++++ Dataset content

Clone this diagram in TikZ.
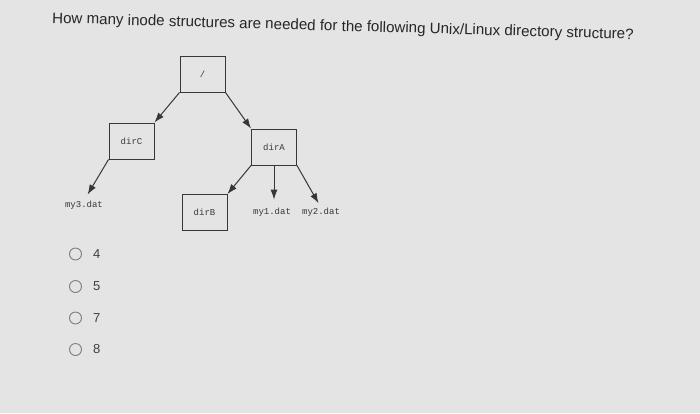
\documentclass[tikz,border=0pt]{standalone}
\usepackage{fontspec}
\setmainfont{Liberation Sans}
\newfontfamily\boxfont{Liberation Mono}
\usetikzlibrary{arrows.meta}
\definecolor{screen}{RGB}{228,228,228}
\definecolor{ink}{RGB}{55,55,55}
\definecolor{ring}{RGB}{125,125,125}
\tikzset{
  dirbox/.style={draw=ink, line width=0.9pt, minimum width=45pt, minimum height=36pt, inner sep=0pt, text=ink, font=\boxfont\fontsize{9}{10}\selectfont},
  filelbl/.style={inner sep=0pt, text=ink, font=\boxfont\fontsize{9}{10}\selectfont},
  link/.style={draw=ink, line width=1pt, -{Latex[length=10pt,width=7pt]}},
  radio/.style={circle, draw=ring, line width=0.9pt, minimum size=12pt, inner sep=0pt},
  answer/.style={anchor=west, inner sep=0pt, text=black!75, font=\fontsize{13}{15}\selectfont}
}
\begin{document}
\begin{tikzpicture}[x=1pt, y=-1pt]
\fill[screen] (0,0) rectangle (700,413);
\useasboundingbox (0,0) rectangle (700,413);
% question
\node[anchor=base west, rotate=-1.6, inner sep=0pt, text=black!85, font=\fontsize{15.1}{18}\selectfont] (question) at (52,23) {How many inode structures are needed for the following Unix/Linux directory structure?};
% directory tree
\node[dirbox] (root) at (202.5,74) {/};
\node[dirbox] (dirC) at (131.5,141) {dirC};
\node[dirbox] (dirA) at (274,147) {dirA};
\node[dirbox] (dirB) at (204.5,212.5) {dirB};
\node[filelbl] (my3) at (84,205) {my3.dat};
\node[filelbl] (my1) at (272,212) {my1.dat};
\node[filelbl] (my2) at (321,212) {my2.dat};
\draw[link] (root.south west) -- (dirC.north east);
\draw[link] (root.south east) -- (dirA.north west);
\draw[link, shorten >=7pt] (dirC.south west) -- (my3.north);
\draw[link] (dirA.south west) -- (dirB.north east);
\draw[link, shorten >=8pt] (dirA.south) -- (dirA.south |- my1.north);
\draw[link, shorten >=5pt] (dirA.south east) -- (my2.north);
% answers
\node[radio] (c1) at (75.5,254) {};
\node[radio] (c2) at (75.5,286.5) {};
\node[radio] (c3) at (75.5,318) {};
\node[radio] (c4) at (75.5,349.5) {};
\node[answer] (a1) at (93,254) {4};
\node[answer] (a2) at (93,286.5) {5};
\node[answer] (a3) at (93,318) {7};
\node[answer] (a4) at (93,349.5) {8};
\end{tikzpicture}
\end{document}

++++++++

[What to work on] Using the data above, print every line exactly, omitting pictures.

[Worked answer]
Clone this diagram in TikZ.
\documentclass[tikz,border=0pt]{standalone}
\usepackage{fontspec}
\setmainfont{Liberation Sans}
\newfontfamily\boxfont{Liberation Mono}
\usetikzlibrary{arrows.meta}
\definecolor{screen}{RGB}{228,228,228}
\definecolor{ink}{RGB}{55,55,55}
\definecolor{ring}{RGB}{125,125,125}
\tikzset{
  dirbox/.style={draw=ink, line width=0.9pt, minimum width=45pt, minimum height=36pt, inner sep=0pt, text=ink, font=\boxfont\fontsize{9}{10}\selectfont},
  filelbl/.style={inner sep=0pt, text=ink, font=\boxfont\fontsize{9}{10}\selectfont},
  link/.style={draw=ink, line width=1pt, -{Latex[length=10pt,width=7pt]}},
  radio/.style={circle, draw=ring, line width=0.9pt, minimum size=12pt, inner sep=0pt},
  answer/.style={anchor=west, inner sep=0pt, text=black!75, font=\fontsize{13}{15}\selectfont}
}
\begin{document}
\begin{tikzpicture}[x=1pt, y=-1pt]
\fill[screen] (0,0) rectangle (700,413);
\useasboundingbox (0,0) rectangle (700,413);
% question
\node[anchor=base west, rotate=-1.6, inner sep=0pt, text=black!85, font=\fontsize{15.1}{18}\selectfont] (question) at (52,23) {How many inode structures are needed for the following Unix/Linux directory structure?};
% directory tree
\node[dirbox] (root) at (202.5,74) {/};
\node[dirbox] (dirC) at (131.5,141) {dirC};
\node[dirbox] (dirA) at (274,147) {dirA};
\node[dirbox] (dirB) at (204.5,212.5) {dirB};
\node[filelbl] (my3) at (84,205) {my3.dat};
\node[filelbl] (my1) at (272,212) {my1.dat};
\node[filelbl] (my2) at (321,212) {my2.dat};
\draw[link] (root.south west) -- (dirC.north east);
\draw[link] (root.south east) -- (dirA.north west);
\draw[link, shorten >=7pt] (dirC.south west) -- (my3.north);
\draw[link] (dirA.south west) -- (dirB.north east);
\draw[link, shorten >=8pt] (dirA.south) -- (dirA.south |- my1.north);
\draw[link, shorten >=5pt] (dirA.south east) -- (my2.north);
% answers
\node[radio] (c1) at (75.5,254) {};
\node[radio] (c2) at (75.5,286.5) {};
\node[radio] (c3) at (75.5,318) {};
\node[radio] (c4) at (75.5,349.5) {};
\node[answer] (a1) at (93,254) {4};
\node[answer] (a2) at (93,286.5) {5};
\node[answer] (a3) at (93,318) {7};
\node[answer] (a4) at (93,349.5) {8};
\end{tikzpicture}
\end{document}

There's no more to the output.